The actual resonant frequencies depend on:
- The physical length of the line
- The velocity factor of the line (which depends on the dielectric constant of the insulating material)
- The operating frequency
For a transmission line of length l, the fundamental resonant frequency (for a shorted or open line) is approximately:
f₀ ≈ c / (4l√ε_r)
Where c is the speed of light and ε_r is the relative permittivity of the dielectric.
This is why transmission lines (like coaxial cables) can be used as resonant elements in antennas and filters.
What are some common mistakes to avoid in UH circuit design?
When designing UH circuits, several common mistakes can lead to poor performance or complete failure. Here are some to watch out for:
- Ignoring Parasitic Effects: At UH frequencies, even small parasitic capacitances and inductances can significantly affect circuit performance. Always consider these in your design.

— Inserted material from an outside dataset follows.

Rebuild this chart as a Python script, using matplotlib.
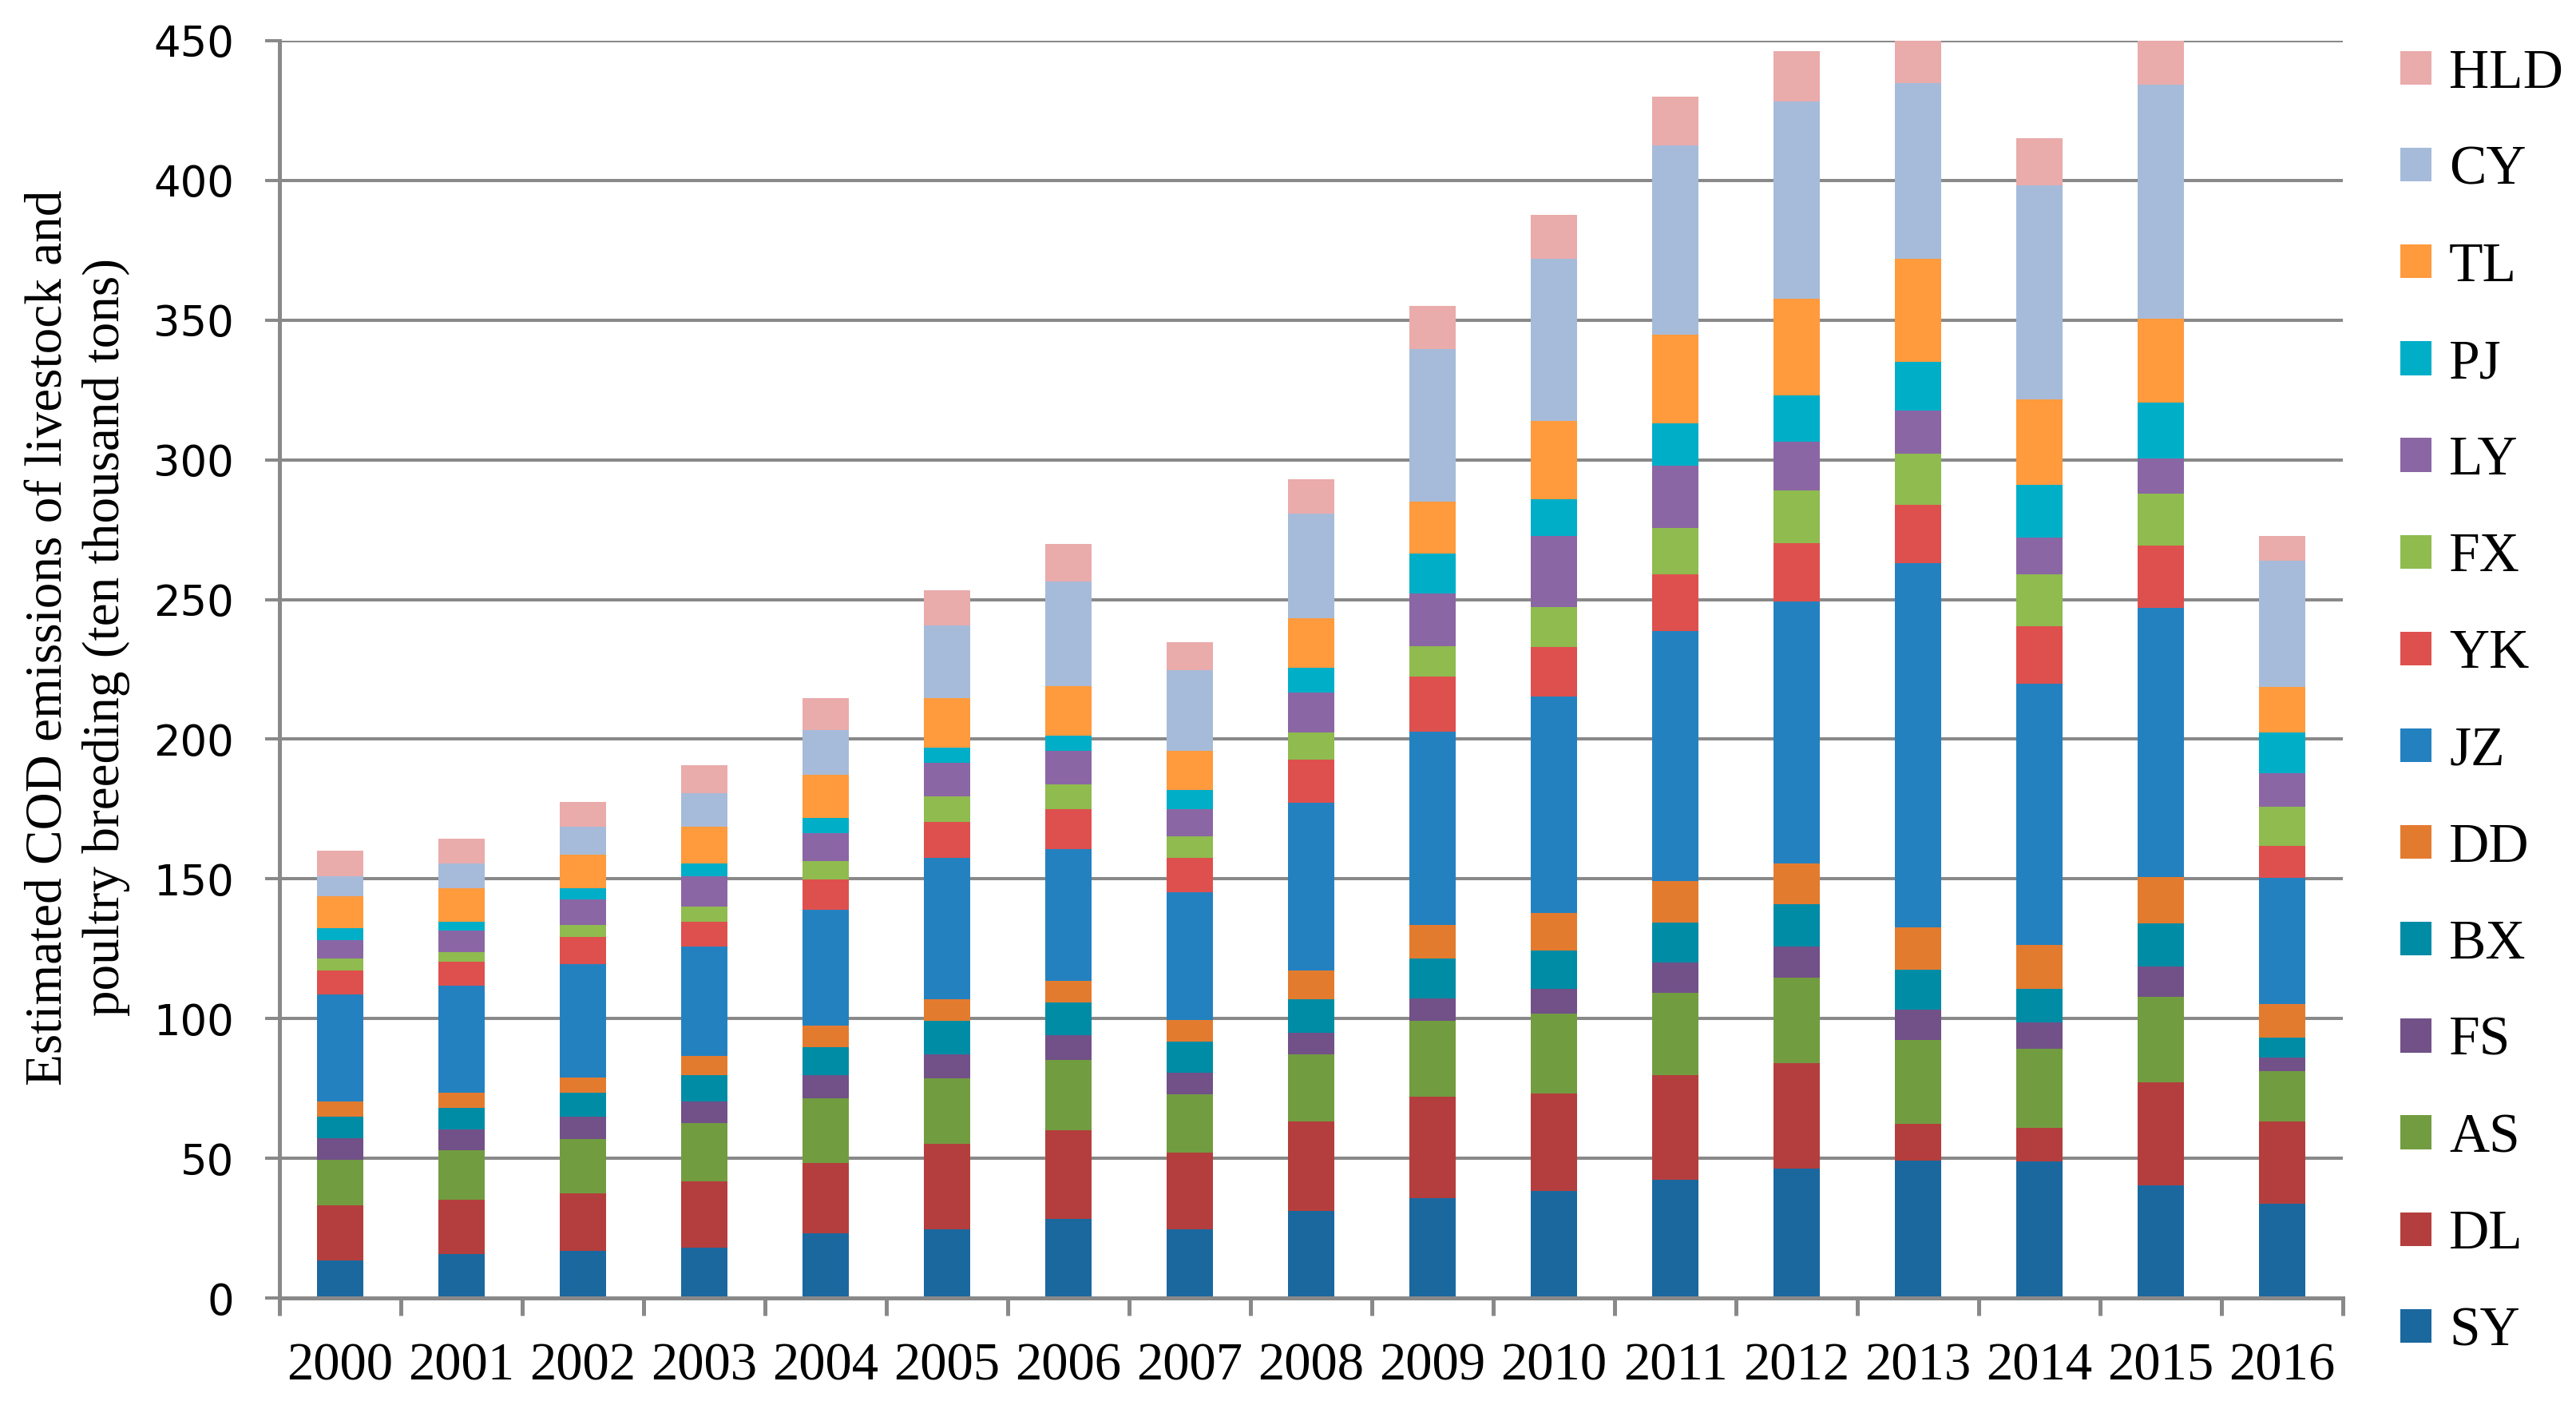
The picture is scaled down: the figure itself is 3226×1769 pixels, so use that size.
import matplotlib
matplotlib.use("Agg")
import matplotlib.pyplot as plt
import numpy as np
from matplotlib.ticker import FixedLocator, NullFormatter

years = [str(y) for y in range(2000, 2017)]
series = ["SY", "DL", "AS", "FS", "BX", "DD", "JZ", "YK", "FX", "LY", "PJ", "TL", "CY", "HLD"]

SY = [13.5, 15.7, 16.8, 17.9, 23.2, 24.6, 28.4, 24.6, 31.3, 35.6, 38.2, 42.4, 46.2, 49.1, 48.8, 40.4, 33.7]
DL = [19.7, 19.4, 20.6, 23.8, 25.1, 30.7, 31.5, 27.5, 31.8, 36.4, 35.0, 37.5, 37.9, 13.3, 12.0, 36.7, 29.5]
AS = [16.2, 17.7, 19.6, 20.8, 23.1, 23.3, 25.3, 20.9, 24.2, 27.3, 28.5, 29.3, 30.6, 29.9, 28.3, 30.7, 18.1]
FS = [7.8, 7.6, 7.8, 7.8, 8.5, 8.7, 8.8, 7.5, 7.5, 7.8, 9.0, 10.9, 11.1, 10.9, 9.6, 10.9, 4.8]
BX = [7.6, 7.7, 8.7, 9.6, 10.0, 11.9, 11.8, 11.2, 12.2, 14.3, 13.7, 14.3, 15.2, 14.2, 12.0, 15.3, 7.2]
DD = [5.5, 5.4, 5.5, 6.6, 7.6, 7.8, 7.7, 7.8, 10.1, 12.2, 13.3, 14.7, 14.5, 15.2, 15.7, 16.6, 12.0]
JZ = [38.2, 38.2, 40.4, 39.3, 41.5, 50.5, 47.3, 45.8, 60.2, 69.0, 77.7, 89.5, 93.8, 130.3, 93.4, 96.4, 45.2]
YK = [8.8, 8.8, 9.8, 8.9, 10.8, 13.0, 14.3, 12.2, 15.3, 19.7, 17.5, 20.4, 20.8, 20.9, 20.5, 22.3, 11.4]
FX = [4.3, 3.4, 4.4, 5.4, 6.5, 9.1, 8.7, 7.8, 9.9, 11.0, 14.3, 16.6, 18.8, 18.5, 18.7, 18.7, 13.9]
LY = [6.5, 7.5, 9.0, 10.8, 10.0, 11.9, 12.0, 9.8, 14.3, 18.9, 25.5, 22.3, 17.5, 15.2, 13.3, 12.6, 12.0]
PJ = [4.2, 3.3, 4.1, 4.6, 5.5, 5.5, 5.4, 6.8, 8.8, 14.3, 13.3, 15.1, 16.6, 17.5, 18.7, 19.9, 14.5]
TL = [11.4, 12.0, 12.0, 13.1, 15.4, 17.7, 17.9, 13.9, 17.7, 18.5, 28.0, 31.8, 34.6, 37.0, 30.7, 30.1, 16.3]
CY = [7.3, 8.8, 10.1, 12.2, 16.2, 26.0, 37.2, 29.0, 37.4, 54.5, 57.8, 67.6, 70.6, 62.9, 76.5, 83.7, 45.2]
HLD = [9.0, 8.8, 8.7, 9.8, 11.3, 12.5, 13.5, 9.8, 12.4, 15.6, 15.8, 17.6, 18.0, 15.5, 16.9, 15.7, 9.0]

values = [SY, DL, AS, FS, BX, DD, JZ, YK, FX, LY, PJ, TL, CY, HLD]
colors = ["#1b689f", "#b43e3d", "#729c40", "#715188", "#018ca5", "#e37b2f", "#2481c0",
          "#de504e", "#8fbb4f", "#8b66a4", "#00aec8", "#ff9a3d", "#a6bbd9", "#eaabab"]

yticks = list(range(0, 451, 50))

GREY = "#898989"
SERIF = ["Liberation Serif", "DejaVu Serif"]

fig = plt.figure(figsize=(16.13, 8.845), dpi=200)
ax = fig.add_axes([0.1085, 0.0814, 0.9095 - 0.1085, 0.9712 - 0.0814])

x = np.arange(len(years))
bottom = np.zeros(len(years))
handles = []
for name, vals, col in zip(series, values, colors):
    v = np.array(vals)
    b = ax.bar(x, v, width=0.38, bottom=bottom, color=col, label=name, linewidth=0)
    handles.append(b)
    bottom += v

ax.set_xlim(-0.5, len(years) - 0.5)
ax.set_ylim(0, 450)
ax.set_axisbelow(True)
ax.yaxis.grid(True, color=GREY, linewidth=1.45)
ax.set_yticks(yticks)
ax.set_yticklabels([str(t) for t in yticks], fontfamily="DejaVu Sans", fontsize=19)
ax.tick_params(axis="y", direction="out", length=6.5, width=1.45, color=GREY, pad=14)

ax.set_xticks(x)
ax.set_xticklabels(years, fontfamily=SERIF, fontsize=24)
ax.tick_params(axis="x", which="major", length=0, pad=20)
ax.xaxis.set_minor_locator(FixedLocator(np.arange(-0.5, len(years), 1.0)))
ax.xaxis.set_minor_formatter(NullFormatter())
ax.tick_params(axis="x", which="minor", direction="out", length=8, width=1.8, color=GREY)

for s in ["top", "right"]:
    ax.spines[s].set_visible(False)
ax.spines["left"].set_color(GREY)
ax.spines["left"].set_linewidth(1.8)
ax.spines["bottom"].set_color(GREY)
ax.spines["bottom"].set_linewidth(1.8)

fig.text(0.030, 0.549,
         "Estimated COD emissions of livestock and\npoultry breeding (ten thousand tons)",
         rotation=90, ha="center", va="center", multialignment="center",
         fontfamily=SERIF, fontsize=23.5, linespacing=1.26)

leg = fig.legend(handles[::-1], series[::-1], loc="center left",
                 bbox_to_anchor=(0.9318, 0.5024), frameon=False,
                 prop={"family": SERIF, "size": 25},
                 handlelength=0.56, handleheight=0.56, handletextpad=0.32,
                 labelspacing=0.83, borderpad=0, borderaxespad=0)

fig.savefig("out.png", dpi=200)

- Improper Grounding: Poor grounding can lead to noise, instability, and inaccurate measurements. Use a solid ground plane and proper grounding techniques.
- Inadequate Decoupling: Without proper decoupling capacitors, power supply noise can couple into your high-frequency signals. Use appropriate decoupling at various frequency ranges.

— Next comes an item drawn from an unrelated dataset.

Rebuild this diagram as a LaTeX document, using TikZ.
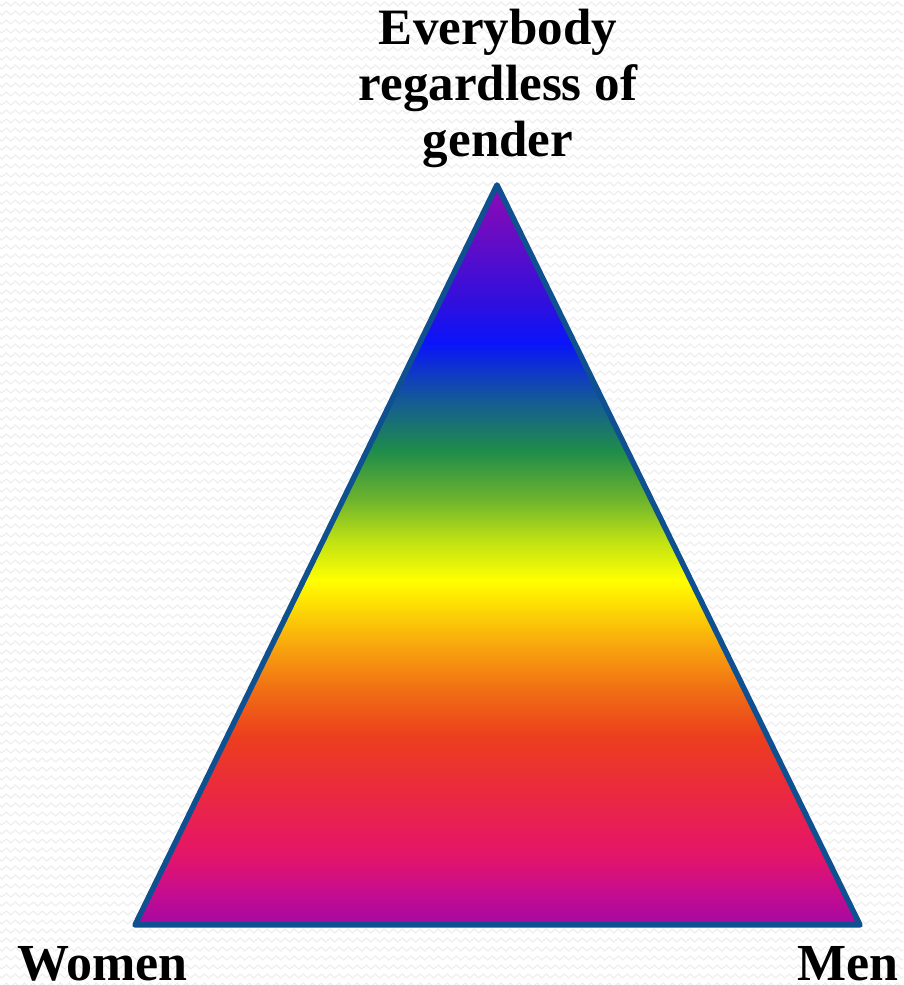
\documentclass[tikz,border=0pt]{standalone}
\usepackage{fontspec}
\setmainfont{Liberation Serif}
\usetikzlibrary{decorations.pathmorphing}
\definecolor{c00}{RGB}{165,10,165}
\definecolor{c01}{RGB}{175,10,155}
\definecolor{c02}{RGB}{195,12,145}
\definecolor{c03}{RGB}{225,20,110}
\definecolor{c04}{RGB}{230,25,95}
\definecolor{c05}{RGB}{235,42,62}
\definecolor{c06}{RGB}{236,62,30}
\definecolor{c07}{RGB}{240,110,20}
\definecolor{c08}{RGB}{248,160,15}
\definecolor{c09}{RGB}{252,215,5}
\definecolor{c10}{RGB}{255,255,0}
\definecolor{c11}{RGB}{190,225,20}
\definecolor{c12}{RGB}{110,180,45}
\definecolor{c13}{RGB}{30,140,75}
\definecolor{c14}{RGB}{20,90,150}
\definecolor{c15}{RGB}{10,20,250}
\definecolor{c16}{RGB}{50,15,220}
\definecolor{c17}{RGB}{140,10,180}
\definecolor{edgeblue}{RGB}{15,80,145}
\definecolor{bgzig}{RGB}{238,238,238}
\pgfdeclareverticalshading{rainbow}{100bp}{
color(0bp)=(c00); color(25bp)=(c00); color(25.68bp)=(c01); color(27.03bp)=(c02);
color(29.39bp)=(c03); color(30.74bp)=(c04); color(34.12bp)=(c05); color(37.70bp)=(c06);
color(40.88bp)=(c07); color(43.58bp)=(c08); color(46.28bp)=(c09); color(48.31bp)=(c10);
color(51.01bp)=(c11); color(53.72bp)=(c12); color(57.09bp)=(c13); color(60.47bp)=(c14);
color(64.32bp)=(c15); color(67.23bp)=(c16); color(74.66bp)=(c17); color(75bp)=(c17);
color(100bp)=(c17)}
\tikzset{
  bgline/.style={draw=bgzig, line width=1.1pt, decorate,
    decoration={zigzag, segment length=9pt, amplitude=2pt}},
  tri/.style={draw=edgeblue, line width=5.5pt, line join=round, shading=rainbow},
  toplabel/.style={font=\bfseries\fontsize{51}{56}\selectfont, align=center, inner sep=0pt},
  cornerlabel/.style={font=\bfseries\fontsize{52}{60}\selectfont, inner sep=0pt}
}
\begin{document}
\begin{tikzpicture}[x=1pt,y=1pt]
\useasboundingbox (0,0) rectangle (903,985);
\fill[white] (0,0) rectangle (903,985);
\begin{scope}
\clip (0,0) rectangle (903,985);
\foreach \r in {0,...,110} {
  \draw[bgline] (-5,985-4-9*\r) -- (910,985-4-9*\r);
}
\end{scope}
\coordinate (apex) at (497,800);
\coordinate (bl) at (135,60);
\coordinate (br) at (860,60);
\path[tri] (apex) -- (br) -- (bl) -- cycle;
\node[toplabel, anchor=base] (everyone) at (498,828) {Everybody\\regardless of\\gender};
\node[cornerlabel, anchor=base west] (women) at (17,5) {Women};
\node[cornerlabel, anchor=base east] (men) at (899,5) {Men};
\end{tikzpicture}
\end{document}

- Overlooking Component SRF: Many inductors and capacitors have self-resonant frequencies within the UH range. Operating near these frequencies can lead to unexpected behavior.
- Poor PCB Layout: Long traces can act as antennas or transmission lines, and improper spacing can create unintended coupling. Follow high-frequency PCB design guidelines.
- Neglecting Thermal Effects: High-frequency circuits can generate significant heat. Ensure adequate thermal management and consider thermal expansion effects.
- Improper Impedance Matching: Mismatched impedances can lead to signal reflections and reduced power transfer. Always consider impedance matching in your designs.
- Ignoring Regulatory Requirements: Many UH applications are subject to strict regulations. Ensure your design complies with all relevant standards before production.
- Inadequate Testing: High-frequency circuits can behave differently than expected. Thorough testing with appropriate equipment is essential.
- Overcomplicating the Design: While it's important to consider all factors, sometimes the simplest design that meets your requirements is the best. Avoid adding unnecessary complexity.
By being aware of these common pitfalls, you can avoid many of the issues that plague UH circuit designs.